Problem =>
Show every line that has the string "with" in it.

- - - - -

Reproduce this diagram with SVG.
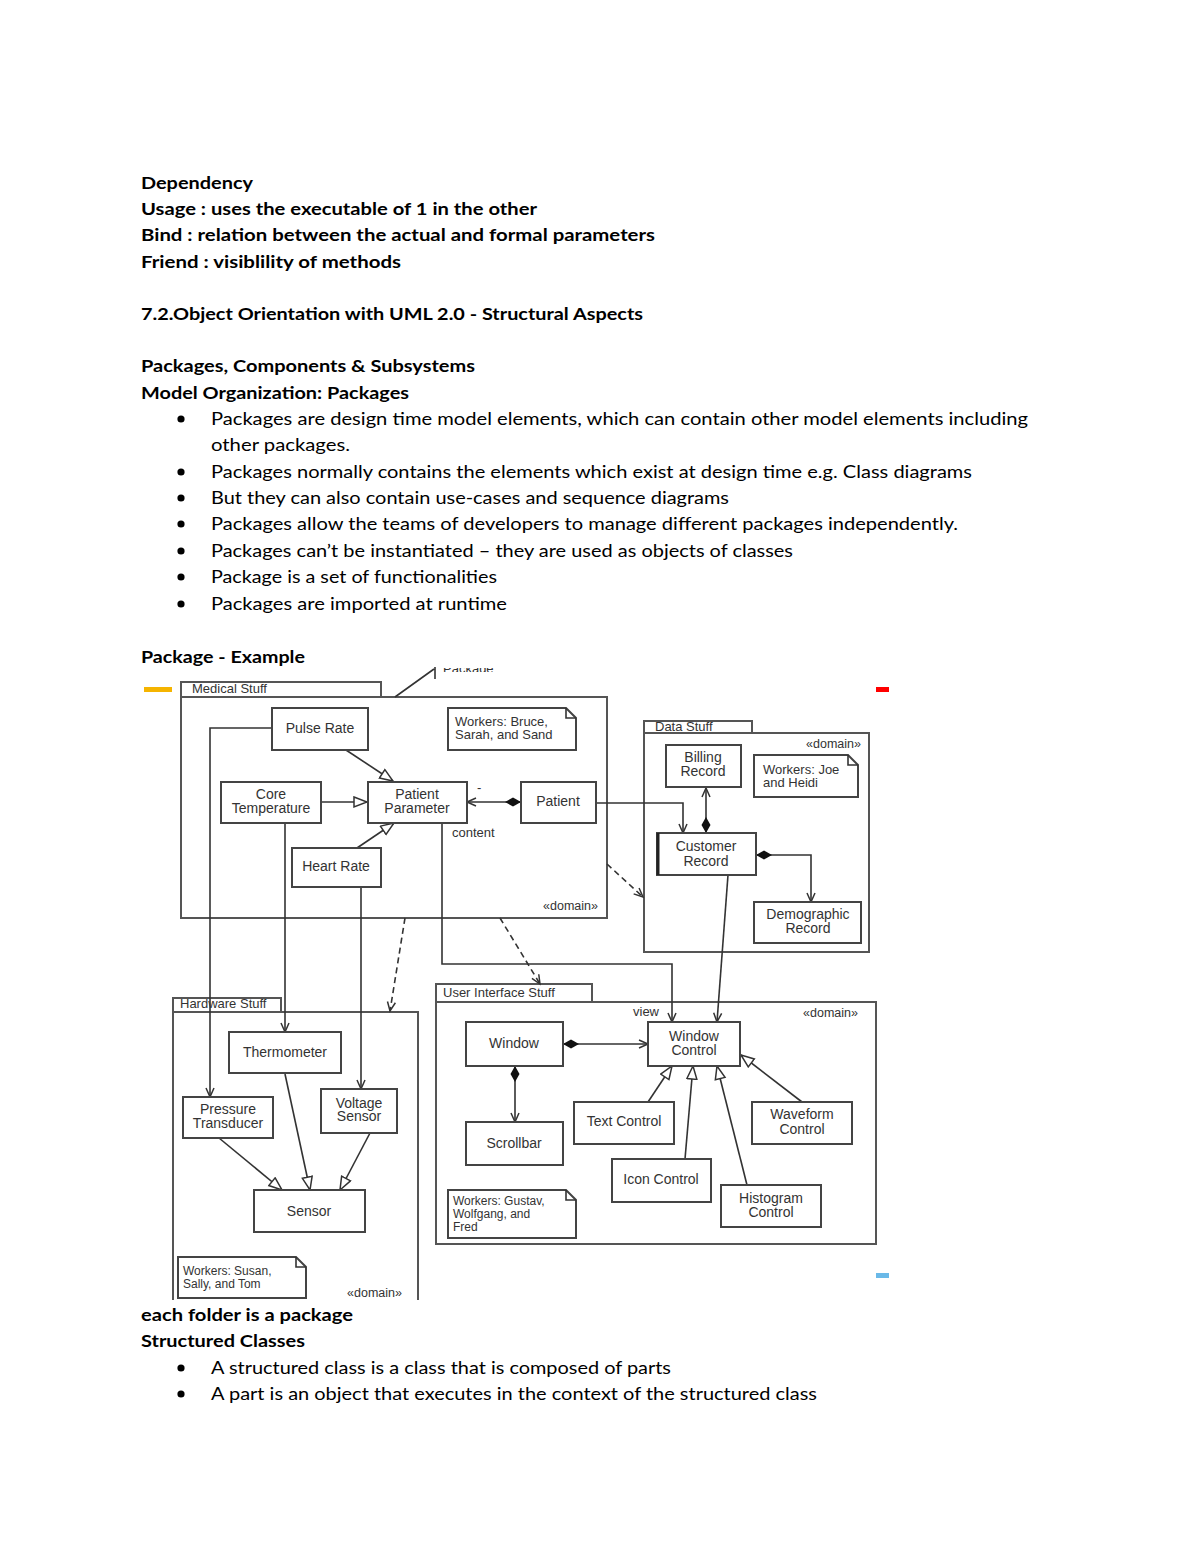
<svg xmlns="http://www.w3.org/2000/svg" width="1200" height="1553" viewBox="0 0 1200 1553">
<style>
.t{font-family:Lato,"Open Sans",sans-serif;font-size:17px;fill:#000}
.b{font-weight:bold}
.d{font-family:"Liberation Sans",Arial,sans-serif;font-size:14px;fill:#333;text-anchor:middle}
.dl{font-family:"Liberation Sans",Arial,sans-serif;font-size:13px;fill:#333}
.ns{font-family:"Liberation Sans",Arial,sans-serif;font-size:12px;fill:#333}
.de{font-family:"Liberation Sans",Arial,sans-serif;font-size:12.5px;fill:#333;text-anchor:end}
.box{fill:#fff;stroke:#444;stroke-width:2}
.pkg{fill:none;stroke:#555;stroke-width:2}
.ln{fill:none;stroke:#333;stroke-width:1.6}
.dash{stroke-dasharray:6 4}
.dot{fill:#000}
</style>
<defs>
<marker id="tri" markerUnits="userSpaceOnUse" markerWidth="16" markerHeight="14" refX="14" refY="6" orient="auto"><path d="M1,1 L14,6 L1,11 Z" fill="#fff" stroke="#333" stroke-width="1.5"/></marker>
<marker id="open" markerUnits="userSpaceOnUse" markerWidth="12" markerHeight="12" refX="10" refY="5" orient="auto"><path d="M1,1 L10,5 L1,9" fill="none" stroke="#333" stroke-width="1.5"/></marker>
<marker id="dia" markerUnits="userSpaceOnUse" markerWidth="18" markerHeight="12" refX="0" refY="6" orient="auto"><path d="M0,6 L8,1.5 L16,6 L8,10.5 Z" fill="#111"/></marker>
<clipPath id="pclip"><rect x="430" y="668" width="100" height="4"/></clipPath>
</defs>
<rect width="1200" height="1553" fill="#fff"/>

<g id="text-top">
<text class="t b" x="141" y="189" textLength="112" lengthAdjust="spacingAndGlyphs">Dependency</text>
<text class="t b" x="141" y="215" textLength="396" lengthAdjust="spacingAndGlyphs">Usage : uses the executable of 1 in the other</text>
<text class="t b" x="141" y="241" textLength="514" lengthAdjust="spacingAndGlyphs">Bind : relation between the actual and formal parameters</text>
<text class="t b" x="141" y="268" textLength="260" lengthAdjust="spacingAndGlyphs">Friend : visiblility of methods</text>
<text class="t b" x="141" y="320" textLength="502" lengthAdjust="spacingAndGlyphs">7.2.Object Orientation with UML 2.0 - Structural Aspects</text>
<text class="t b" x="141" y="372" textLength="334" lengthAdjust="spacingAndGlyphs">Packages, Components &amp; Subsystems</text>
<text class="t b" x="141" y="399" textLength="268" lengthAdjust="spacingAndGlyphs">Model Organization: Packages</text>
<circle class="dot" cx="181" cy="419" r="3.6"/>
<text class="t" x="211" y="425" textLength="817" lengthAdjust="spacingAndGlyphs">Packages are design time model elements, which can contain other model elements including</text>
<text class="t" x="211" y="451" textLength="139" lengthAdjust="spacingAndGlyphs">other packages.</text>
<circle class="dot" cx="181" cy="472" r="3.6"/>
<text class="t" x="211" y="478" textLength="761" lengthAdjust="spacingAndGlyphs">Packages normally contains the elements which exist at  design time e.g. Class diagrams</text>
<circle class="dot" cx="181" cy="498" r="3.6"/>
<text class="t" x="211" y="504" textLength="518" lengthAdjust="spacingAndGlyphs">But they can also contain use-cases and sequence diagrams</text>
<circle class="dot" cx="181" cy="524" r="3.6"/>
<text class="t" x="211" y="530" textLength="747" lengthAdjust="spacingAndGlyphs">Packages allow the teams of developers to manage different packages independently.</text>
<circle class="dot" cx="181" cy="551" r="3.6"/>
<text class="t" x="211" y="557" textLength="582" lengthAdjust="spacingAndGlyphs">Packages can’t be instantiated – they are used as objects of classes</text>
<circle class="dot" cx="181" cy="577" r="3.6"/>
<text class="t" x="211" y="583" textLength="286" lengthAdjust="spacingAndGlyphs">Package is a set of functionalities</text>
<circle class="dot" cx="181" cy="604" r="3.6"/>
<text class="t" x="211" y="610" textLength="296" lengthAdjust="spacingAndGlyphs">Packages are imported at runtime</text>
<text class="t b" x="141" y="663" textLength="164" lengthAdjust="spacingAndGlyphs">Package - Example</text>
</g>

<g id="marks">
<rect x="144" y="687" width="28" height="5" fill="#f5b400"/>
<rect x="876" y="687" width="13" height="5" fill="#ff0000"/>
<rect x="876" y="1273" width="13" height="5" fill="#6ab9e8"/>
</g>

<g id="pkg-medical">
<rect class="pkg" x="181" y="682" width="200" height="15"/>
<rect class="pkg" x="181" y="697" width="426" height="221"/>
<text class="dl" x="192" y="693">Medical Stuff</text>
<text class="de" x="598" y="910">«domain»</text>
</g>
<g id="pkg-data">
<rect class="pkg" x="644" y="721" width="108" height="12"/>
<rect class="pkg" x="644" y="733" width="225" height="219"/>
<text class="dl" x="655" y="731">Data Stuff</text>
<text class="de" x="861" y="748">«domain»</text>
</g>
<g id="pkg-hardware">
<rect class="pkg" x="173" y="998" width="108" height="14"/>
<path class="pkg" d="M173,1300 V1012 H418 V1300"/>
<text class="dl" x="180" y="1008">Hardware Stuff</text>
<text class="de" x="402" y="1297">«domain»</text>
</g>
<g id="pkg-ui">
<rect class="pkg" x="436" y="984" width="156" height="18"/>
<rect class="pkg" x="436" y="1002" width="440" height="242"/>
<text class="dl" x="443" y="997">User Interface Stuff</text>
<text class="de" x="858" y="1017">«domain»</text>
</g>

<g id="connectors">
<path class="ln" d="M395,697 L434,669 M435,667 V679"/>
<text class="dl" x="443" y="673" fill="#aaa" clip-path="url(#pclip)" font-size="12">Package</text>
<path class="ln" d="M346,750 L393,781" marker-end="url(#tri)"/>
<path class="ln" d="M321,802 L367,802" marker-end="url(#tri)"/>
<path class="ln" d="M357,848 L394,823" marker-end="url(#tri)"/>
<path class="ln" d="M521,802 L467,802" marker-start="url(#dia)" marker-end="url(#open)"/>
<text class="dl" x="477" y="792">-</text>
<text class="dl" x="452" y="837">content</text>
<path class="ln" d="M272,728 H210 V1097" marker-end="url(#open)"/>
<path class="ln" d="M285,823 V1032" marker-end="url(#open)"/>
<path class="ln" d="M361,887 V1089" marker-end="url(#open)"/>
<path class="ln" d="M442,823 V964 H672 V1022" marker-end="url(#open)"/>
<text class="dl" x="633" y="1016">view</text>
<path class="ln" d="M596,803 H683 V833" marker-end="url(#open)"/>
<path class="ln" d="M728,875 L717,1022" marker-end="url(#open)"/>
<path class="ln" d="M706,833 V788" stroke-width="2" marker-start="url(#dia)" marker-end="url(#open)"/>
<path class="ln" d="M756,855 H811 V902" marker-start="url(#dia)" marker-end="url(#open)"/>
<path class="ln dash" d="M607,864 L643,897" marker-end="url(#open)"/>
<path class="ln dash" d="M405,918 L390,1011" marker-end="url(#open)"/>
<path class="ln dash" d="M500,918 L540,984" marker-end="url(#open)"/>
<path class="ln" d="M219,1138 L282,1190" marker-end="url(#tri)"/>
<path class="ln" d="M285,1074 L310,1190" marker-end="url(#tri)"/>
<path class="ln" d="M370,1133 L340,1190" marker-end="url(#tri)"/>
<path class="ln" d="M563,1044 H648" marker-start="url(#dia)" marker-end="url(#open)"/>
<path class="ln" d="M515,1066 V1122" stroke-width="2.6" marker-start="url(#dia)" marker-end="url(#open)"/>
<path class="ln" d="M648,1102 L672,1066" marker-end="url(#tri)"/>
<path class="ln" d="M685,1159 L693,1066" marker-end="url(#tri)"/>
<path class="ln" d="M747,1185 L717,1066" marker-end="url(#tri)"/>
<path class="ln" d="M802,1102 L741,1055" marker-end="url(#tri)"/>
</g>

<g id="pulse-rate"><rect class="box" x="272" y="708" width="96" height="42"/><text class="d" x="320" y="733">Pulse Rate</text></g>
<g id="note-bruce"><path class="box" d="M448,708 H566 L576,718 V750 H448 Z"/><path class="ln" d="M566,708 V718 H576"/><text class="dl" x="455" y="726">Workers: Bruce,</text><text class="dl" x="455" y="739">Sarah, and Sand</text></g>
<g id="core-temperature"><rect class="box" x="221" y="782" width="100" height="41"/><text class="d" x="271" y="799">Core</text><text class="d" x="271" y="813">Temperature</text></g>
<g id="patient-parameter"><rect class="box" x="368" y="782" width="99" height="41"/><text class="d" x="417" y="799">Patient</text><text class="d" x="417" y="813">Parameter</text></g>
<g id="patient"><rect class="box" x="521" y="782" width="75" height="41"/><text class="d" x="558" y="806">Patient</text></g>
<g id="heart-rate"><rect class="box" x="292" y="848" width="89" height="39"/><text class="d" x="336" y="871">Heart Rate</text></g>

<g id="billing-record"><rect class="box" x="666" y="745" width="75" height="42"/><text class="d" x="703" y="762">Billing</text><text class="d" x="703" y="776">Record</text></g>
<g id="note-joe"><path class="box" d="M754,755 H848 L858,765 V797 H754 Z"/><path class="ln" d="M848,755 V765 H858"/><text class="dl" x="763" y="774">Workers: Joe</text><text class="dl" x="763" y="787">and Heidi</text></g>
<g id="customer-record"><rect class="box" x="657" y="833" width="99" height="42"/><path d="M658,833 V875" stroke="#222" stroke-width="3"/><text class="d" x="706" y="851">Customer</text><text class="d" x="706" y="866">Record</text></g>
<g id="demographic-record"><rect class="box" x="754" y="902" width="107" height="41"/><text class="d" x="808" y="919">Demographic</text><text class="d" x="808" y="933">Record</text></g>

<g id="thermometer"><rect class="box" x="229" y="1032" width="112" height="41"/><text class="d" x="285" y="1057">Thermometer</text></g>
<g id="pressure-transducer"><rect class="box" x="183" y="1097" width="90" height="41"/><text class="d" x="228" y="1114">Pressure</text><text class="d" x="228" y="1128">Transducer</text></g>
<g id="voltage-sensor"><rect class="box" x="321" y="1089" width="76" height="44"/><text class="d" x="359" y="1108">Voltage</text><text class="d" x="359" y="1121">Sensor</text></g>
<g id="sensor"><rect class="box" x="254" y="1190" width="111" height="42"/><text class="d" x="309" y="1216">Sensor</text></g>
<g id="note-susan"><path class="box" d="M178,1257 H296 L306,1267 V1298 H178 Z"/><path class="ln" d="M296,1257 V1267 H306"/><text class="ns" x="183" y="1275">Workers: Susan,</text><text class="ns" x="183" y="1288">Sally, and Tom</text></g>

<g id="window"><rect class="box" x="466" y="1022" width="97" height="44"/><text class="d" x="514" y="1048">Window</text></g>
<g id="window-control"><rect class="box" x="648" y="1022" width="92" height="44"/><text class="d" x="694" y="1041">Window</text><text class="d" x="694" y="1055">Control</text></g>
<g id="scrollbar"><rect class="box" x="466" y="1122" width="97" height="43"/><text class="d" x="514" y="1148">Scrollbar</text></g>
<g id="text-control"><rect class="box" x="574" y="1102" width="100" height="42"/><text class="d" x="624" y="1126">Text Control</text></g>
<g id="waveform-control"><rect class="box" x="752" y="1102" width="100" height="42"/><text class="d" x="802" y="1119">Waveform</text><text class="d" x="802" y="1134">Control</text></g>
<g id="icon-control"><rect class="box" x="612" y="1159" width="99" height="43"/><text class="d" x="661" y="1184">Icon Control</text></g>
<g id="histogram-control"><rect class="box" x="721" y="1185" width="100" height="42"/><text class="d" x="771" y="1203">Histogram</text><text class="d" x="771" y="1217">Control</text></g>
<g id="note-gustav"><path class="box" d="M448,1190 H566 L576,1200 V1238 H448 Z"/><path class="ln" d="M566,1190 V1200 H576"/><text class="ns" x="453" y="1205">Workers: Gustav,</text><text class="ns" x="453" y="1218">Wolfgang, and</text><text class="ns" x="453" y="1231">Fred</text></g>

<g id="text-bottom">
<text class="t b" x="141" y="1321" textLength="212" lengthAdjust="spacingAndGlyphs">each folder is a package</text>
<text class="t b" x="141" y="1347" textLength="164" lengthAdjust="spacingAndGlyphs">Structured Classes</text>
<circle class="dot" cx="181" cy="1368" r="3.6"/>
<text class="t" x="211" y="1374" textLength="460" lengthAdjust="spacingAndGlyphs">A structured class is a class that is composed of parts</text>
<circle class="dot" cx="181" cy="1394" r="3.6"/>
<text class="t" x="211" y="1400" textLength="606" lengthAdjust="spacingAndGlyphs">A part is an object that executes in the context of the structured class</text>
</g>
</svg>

- - - - -

Task response =>
Reproduce this diagram with SVG.
<text class="t b" x="141" y="320" textLength="502" lengthAdjust="spacingAndGlyphs">7.2.Object Orientation with UML 2.0 - Structural Aspects</text>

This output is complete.